One thing I immediately noticed about our realtor was his habit of flinging open the front door, then waiting as if expecting someone to rush out. Also I noted his practice of leaving the door open behind us instead of shutting it as I would. Today he explained why. In the early days of the post-crash real estate market foreclosure companies would often cut the power to their distressed properties. He shared horror stories of going into these dwellings -- sometimes ten or more a day -- and the smells encountered. This bred in him a healthy caution about plunging into the unknown of an abandoned property. Many of these properties look appealing based on pictures and online descriptions. Then you open the front door. . .
Things have gotten a little better.
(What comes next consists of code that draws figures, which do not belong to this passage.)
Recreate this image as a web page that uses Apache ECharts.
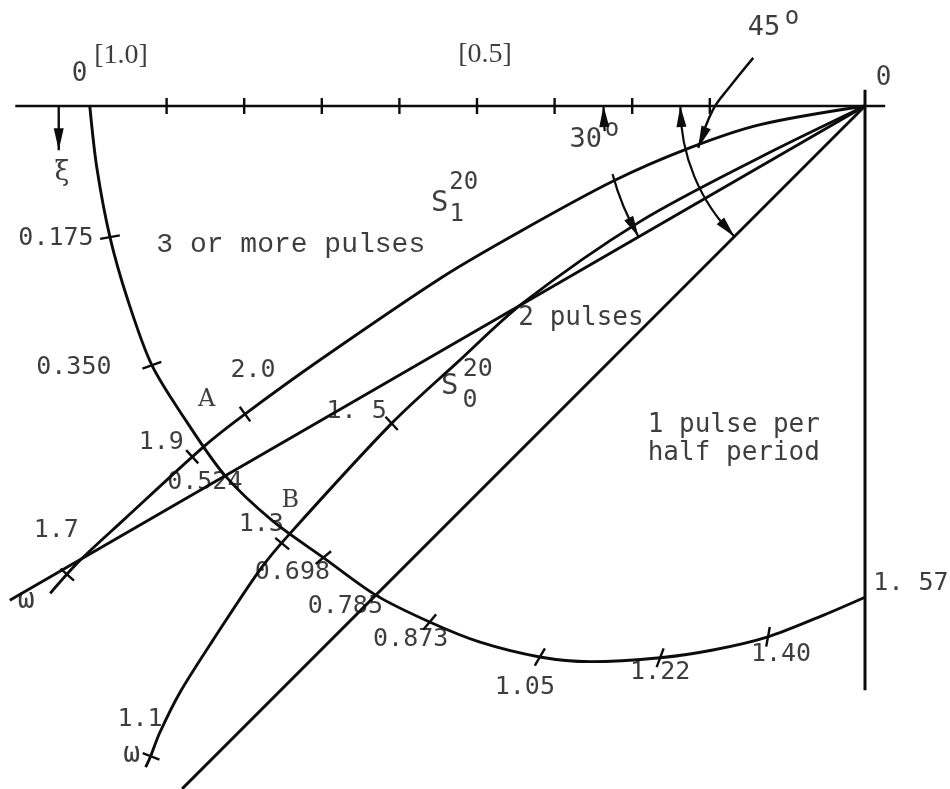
<!DOCTYPE html>
<html>
<head>
<meta charset="utf-8">
<script src="https://cdn.jsdelivr.net/npm/echarts/dist/echarts.min.js"></script>
<style>
  html, body { margin: 0; padding: 0; background: #fff; }
  #chart { width: 950px; height: 789px; }
</style>
</head>
<body>
<div id="chart"></div>
<script>
// Coordinates: u = distance to the left of the origin O, v = distance below the top axis,
// both measured on the scale of the top axis ([1.0] at its left end).

// ---- top axis ----
const hAxisLine = [[1.095, 0], [-0.026, 0]];
const hAxisTicks = [0.2, 0.3, 0.4, 0.5, 0.6, 0.7, 0.8, 0.9];
const hAxisLabelValues = [1.0, 0.5];
const hAxisLabels = ['[1.0]', '[0.5]'];

// ---- right-hand vertical ----
const vAxisLine = [[0, -0.021], [0, 0.753]];

// ---- xi curve (xi = angle from the top axis, read at the labelled marks) ----
const xiCurve = [
  [0.999, 0.000], [0.990, 0.079], [0.973, 0.169], [0.950, 0.250], [0.919, 0.334],
  [0.874, 0.407], [0.825, 0.476], [0.763, 0.535], [0.698, 0.582], [0.631, 0.630],
  [0.561, 0.665], [0.496, 0.691], [0.419, 0.710], [0.354, 0.716], [0.264, 0.711],
  [0.196, 0.701], [0.125, 0.684], [0.058, 0.658], [0.000, 0.633]
];
const xiTickLabels = ['0.175', '0.350', '0.524', '0.698', '0.785', '0.873', '1.05', '1.22', '1.40', '1. 57'];
const xiTickPoints = [
  [0.973, 0.169], [0.919, 0.334], [0.825, 0.476], [0.698, 0.582], [0.631, 0.630],
  [0.561, 0.665], [0.419, 0.710], [0.264, 0.711], [0.125, 0.684], [0.000, 0.633]
];
// marks that sit on a crossing with another line instead of having their own stroke
const xiCrossingLabels = ['0.524', '0.785', '1. 57'];

// ---- S1^20 curve, marked in omega ----
const s1Curve = [
  [0, 0], [0.135, 0.024], [0.226, 0.054], [0.325, 0.097], [0.445, 0.162], [0.544, 0.220],
  [0.702, 0.327], [0.799, 0.397], [0.851, 0.438], [0.956, 0.534], [1.014, 0.588], [1.050, 0.628]
];
const s1TickLabels = ['2.0', '1.9', '1.7'];
const s1TickPoints = [[0.799, 0.397], [0.867, 0.452], [1.028, 0.604]];

// ---- S0^20 curve, marked in omega ----
const s0Curve = [
  [0, 0], [0.135, 0.066], [0.290, 0.149], [0.441, 0.254], [0.526, 0.331], [0.610, 0.409],
  [0.742, 0.552], [0.780, 0.598], [0.840, 0.688], [0.883, 0.756], [0.909, 0.808],
  [0.921, 0.839], [0.927, 0.852]
];
const s0TickLabels = ['1. 5', '1.3', '1.1'];
const s0TickPoints = [[0.610, 0.409], [0.751, 0.564], [0.920, 0.838]];

// ---- straight rays from O at 30 and 45 degrees ----
const ray30 = [[0, 0], [1.102, 0.637]];
const ray45 = [[0, 0], [0.880, 0.880]];

// ---- intersection points ----
const pointNames = ['A', 'B'];
const pointCoords = [[0.851, 0.438], [0.742, 0.552]];

// ---- angle marks (degrees) ----
const angleValues = [45, 30];

// ================= layout & drawing =================
const INK = '#0c0c0c';
const MONO = '"DejaVu Sans Mono", "Liberation Mono", monospace';
const TYPE = '"Liberation Mono", "DejaVu Sans Mono", monospace';
const SERIF = '"Liberation Serif", "DejaVu Serif", serif';
const HEAVY_SERIF = '"DejaVu Serif", "Liberation Serif", serif';

const angleMarkLayout = [
  { radius: 0.238, spans: [[0, 45]] },
  { radius: 0.337, spans: [[0, 5.5], [15.1, 30]] }
];
const pointerArrows = [
  [[1.039, 0], [1.039, 0.057]],                                      // xi direction
  [[0.144, -0.062], [0.174, -0.025], [0.196, 0.005], [0.215, 0.054]] // from the 45 degree label
];

// label offsets (px) from their marks
const hAxisLabelOffsets = [[32, -50], [8, -51]];
const xiLabelOffsets = [[-54, 1], [-78, 2], [-20, 7], [-31, 15], [-30, 12], [-19, 17], [-15, 31], [0, 15], [13, 18], [46, -14]];
const s1LabelOffsets = [[8, -44], [-31, -14], [-11, -44]];
const s0LabelOffsets = [[-35, -12], [-21, -19], [-11, -37]];
const pointLabelOffsets = [[2, -46], [1, -34]];

const notes = [
  { text: '0', at: [-0.024, -0.036], size: 26 },
  { text: '0', at: [1.012, -0.041], size: 26 },
  { text: 'ξ', at: [1.035, 0.086], size: 27, font: HEAVY_SERIF },
  { text: '45', at: [0.130, -0.101], size: 27 },
  { text: 'o', at: [0.094, -0.114], size: 24 },
  { text: '30', at: [0.360, 0.044], size: 27 },
  { text: 'o', at: [0.326, 0.030], size: 24 },
  { text: '3 or more pulses', at: [0.740, 0.179], size: 28, font: TYPE },
  { text: 'S', at: [0.548, 0.125], size: 29 },
  { text: '20', at: [0.517, 0.099], size: 24 },
  { text: '1', at: [0.526, 0.140], size: 24 },
  { text: 'S', at: [0.535, 0.361], size: 29 },
  { text: '20', at: [0.499, 0.339], size: 25 },
  { text: '0', at: [0.509, 0.379], size: 25 },
  { text: 'ω', at: [1.081, 0.638], size: 28 },
  { text: 'ω', at: [0.945, 0.836], size: 28 },
  { text: '2 pulses', at: [0.366, 0.273], size: 26 },
  { text: '1 pulse per\nhalf period', at: [0.280, 0.430], size: 26, align: 'left', lineHeight: 28 }
];

function lineSeries(data, smooth, width) {
  return {
    type: 'line', data: data, smooth: smooth || false, symbol: 'none', clip: false,
    silent: true, animation: false, z: 2,
    lineStyle: { color: INK, width: width || 2.9 }
  };
}

function nearestTangent(p, pts) {
  let best = Infinity, dir = [1, 0];
  for (let i = 0; i < pts.length - 1; i++) {
    const a = pts[i], b = pts[i + 1];
    const dx = b[0] - a[0], dy = b[1] - a[1];
    const l2 = dx * dx + dy * dy;
    if (!l2) continue;
    let t = ((p[0] - a[0]) * dx + (p[1] - a[1]) * dy) / l2;
    t = Math.max(0, Math.min(1, t));
    const qx = a[0] + t * dx - p[0], qy = a[1] + t * dy - p[1];
    const d2 = qx * qx + qy * qy;
    if (d2 < best) { best = d2; const l = Math.sqrt(l2); dir = [dx / l, dy / l]; }
  }
  return dir;
}

function strokeAt(p, n, h) {
  return {
    type: 'line',
    shape: { x1: p[0] - n[0] * h, y1: p[1] - n[1] * h, x2: p[0] + n[0] * h, y2: p[1] + n[1] * h },
    style: { stroke: INK, lineWidth: 2.4 }
  };
}

// tick strokes: 'vertical', 'radial' (toward O) or 'normal' (across a curve)
function tickSeries(points, mode, curve, half) {
  return {
    type: 'custom', coordinateSystem: 'cartesian2d', silent: true, animation: false, z: 3,
    data: points,
    renderItem: function (params, api) {
      const p = api.coord([api.value(0), api.value(1)]);
      let n;
      if (mode === 'vertical') {
        n = [0, 1];
      } else if (mode === 'radial') {
        const o = api.coord([0, 0]);
        const dx = o[0] - p[0], dy = o[1] - p[1], l = Math.hypot(dx, dy) || 1;
        n = [dx / l, dy / l];
      } else {
        const t = nearestTangent(p, curve.map(function (c) { return api.coord(c); }));
        n = [-t[1], t[0]];
      }
      return strokeAt(p, n, half);
    }
  };
}

function arrowHead(tip, from, len, wid) {
  const dx = tip[0] - from[0], dy = tip[1] - from[1];
  const l = Math.hypot(dx, dy) || 1;
  const ux = dx / l, uy = dy / l;
  const bx = tip[0] - ux * len, by = tip[1] - uy * len;
  return {
    type: 'polygon',
    shape: { points: [tip, [bx - uy * wid / 2, by + ux * wid / 2], [bx + uy * wid / 2, by - ux * wid / 2]] },
    style: { fill: INK }
  };
}

function labelItems(points, texts, offsets, extra) {
  return points.map(function (p, i) {
    return {
      name: texts[i], value: p,
      label: Object.assign({ offset: offsets[i] }, extra || {})
    };
  });
}

const xiStrokePoints = xiTickPoints.filter(function (p, i) {
  return xiCrossingLabels.indexOf(xiTickLabels[i]) < 0;
});

const labelData = []
  .concat(labelItems(hAxisLabelValues.map(function (u) { return [u, 0]; }), hAxisLabels, hAxisLabelOffsets,
    { fontFamily: SERIF, fontSize: 28 }))
  .concat(labelItems(xiTickPoints, xiTickLabels, xiLabelOffsets))
  .concat(labelItems(s1TickPoints, s1TickLabels, s1LabelOffsets))
  .concat(labelItems(s0TickPoints, s0TickLabels, s0LabelOffsets))
  .concat(labelItems(pointCoords, pointNames, pointLabelOffsets, { fontFamily: HEAVY_SERIF, fontSize: 24 }))
  .concat(notes.map(function (n) {
    return {
      name: n.text, value: n.at,
      label: {
        fontSize: n.size, fontFamily: n.font || MONO,
        align: n.align || 'center', lineHeight: n.lineHeight || n.size
      }
    };
  }));

const option = {
  animation: false,
  backgroundColor: '#fff',
  grid: { left: 11.4, right: 7.4, top: 12.88, bottom: 0.12, containLabel: false, outerBoundsMode: 'none' },
  xAxis: { type: 'value', min: -0.1, max: 1.1, inverse: true, show: false },
  yAxis: { type: 'value', min: -0.12, max: 0.88, inverse: true, show: false },
  series: [
    lineSeries(hAxisLine, false, 2.7),
    lineSeries(vAxisLine, false, 3),
    lineSeries(xiCurve, 0.3),
    lineSeries(s1Curve, 0.3),
    lineSeries(s0Curve, 0.3),
    lineSeries(ray30, false),
    lineSeries(ray45, false),
    tickSeries(hAxisTicks.map(function (u) { return [u, 0]; }), 'vertical', null, 8),
    tickSeries(xiStrokePoints, 'radial', null, 10),
    tickSeries(s1TickPoints, 'normal', s1Curve, 9),
    tickSeries(s0TickPoints, 'normal', s0Curve, 9),
    {
      // angle arcs about O with arrow heads at both ends
      type: 'custom', coordinateSystem: 'cartesian2d', silent: true, animation: false, z: 3,
      data: angleValues.map(function () { return [0, 0]; }),
      renderItem: function (params, api) {
        const m = angleMarkLayout[params.dataIndex];
        const a = angleValues[params.dataIndex];
        const o = api.coord([0, 0]);
        const R = Math.abs(api.coord([m.radius, 0])[0] - o[0]);
        const at = function (deg) {
          const t = deg * Math.PI / 180;
          return [o[0] - R * Math.cos(t), o[1] + R * Math.sin(t)];
        };
        const children = m.spans.map(function (s) {
          return {
            type: 'arc',
            shape: { cx: o[0], cy: o[1], r: R, startAngle: Math.PI - s[1] * Math.PI / 180, endAngle: Math.PI - s[0] * Math.PI / 180, clockwise: true },
            style: { stroke: INK, lineWidth: 2.2, fill: null }
          };
        });
        const d = 20 / R * 180 / Math.PI;
        children.push(arrowHead(at(0), at(d), 21, 10));
        children.push(arrowHead(at(a), at(a - d), 21, 10));
        return { type: 'group', children: children };
      }
    },
    {
      // pointer arrows
      type: 'custom', coordinateSystem: 'cartesian2d', silent: true, animation: false, z: 3,
      data: pointerArrows.map(function (p) { return p[p.length - 1]; }),
      renderItem: function (params, api) {
        const pts = pointerArrows[params.dataIndex].map(function (c) { return api.coord(c); });
        const tip = pts[pts.length - 1], prev = pts[pts.length - 2];
        return {
          type: 'group', children: [
            { type: 'polyline', shape: { points: pts, smooth: 0.4 }, style: { stroke: INK, lineWidth: 2.4, fill: null } },
            arrowHead(tip, prev, 22, 10)
          ]
        };
      }
    },
    {
      // all text
      type: 'scatter', silent: true, animation: false, clip: false, z: 5,
      symbolSize: 1, itemStyle: { color: 'rgba(0,0,0,0)' },
      data: labelData,
      label: {
        show: true, position: 'inside', formatter: '{b}', color: INK,
        fontFamily: MONO, fontSize: 25, align: 'center', verticalAlign: 'middle'
      }
    }
  ]
};

const chart = echarts.init(document.getElementById('chart'), null, { renderer: 'canvas' });
chart.setOption(option);
</script>
</body>
</html>
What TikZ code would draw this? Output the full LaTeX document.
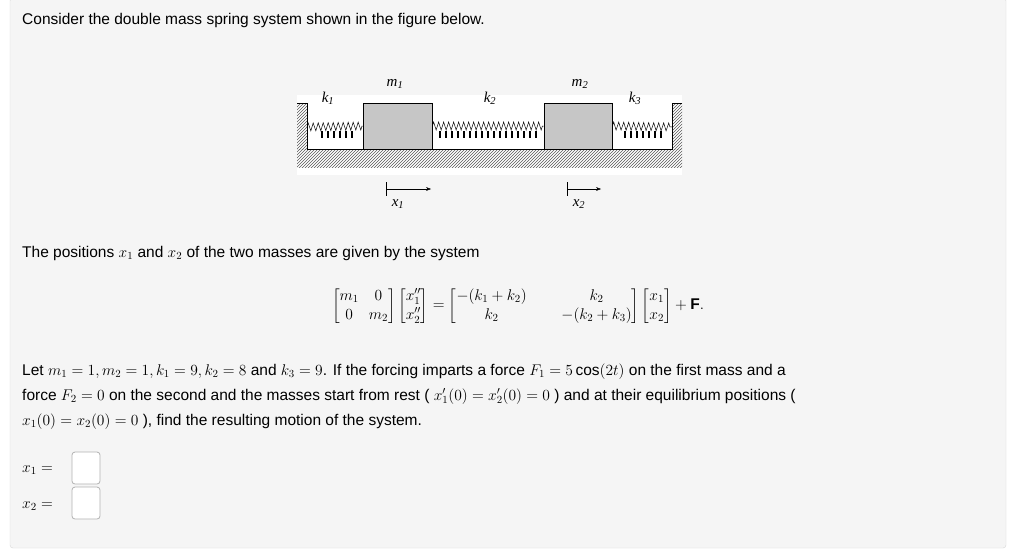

Apparently banks are now required to keep the power on and maintain at least a minimal amount of air conditioning. Still, it dawned on me today as we looked at one such house that foreclosure has a smell. It's the smell of decay. And it's not pleasant. Once our search for new lodgings is at an end -- and frankly I have no idea what our "end" will look like -- I should write a memoir of my tour of the underbelly of the Palm Beach County housing market. I'm thinking of calling it "The Scent of Foreclosure".
Amid the sights and smells I wonder about the people that used to inhabit these once liveable spaces. It's like being at the aftermath of a car accident, or crime scene, except the protagonists are long gone. What is the story behind this.
If only walls could talk.
Surely many houses shall be desolate, large and beautiful houses, without inhabitant.
Will these desolate houses each find their redeemer? I hope so.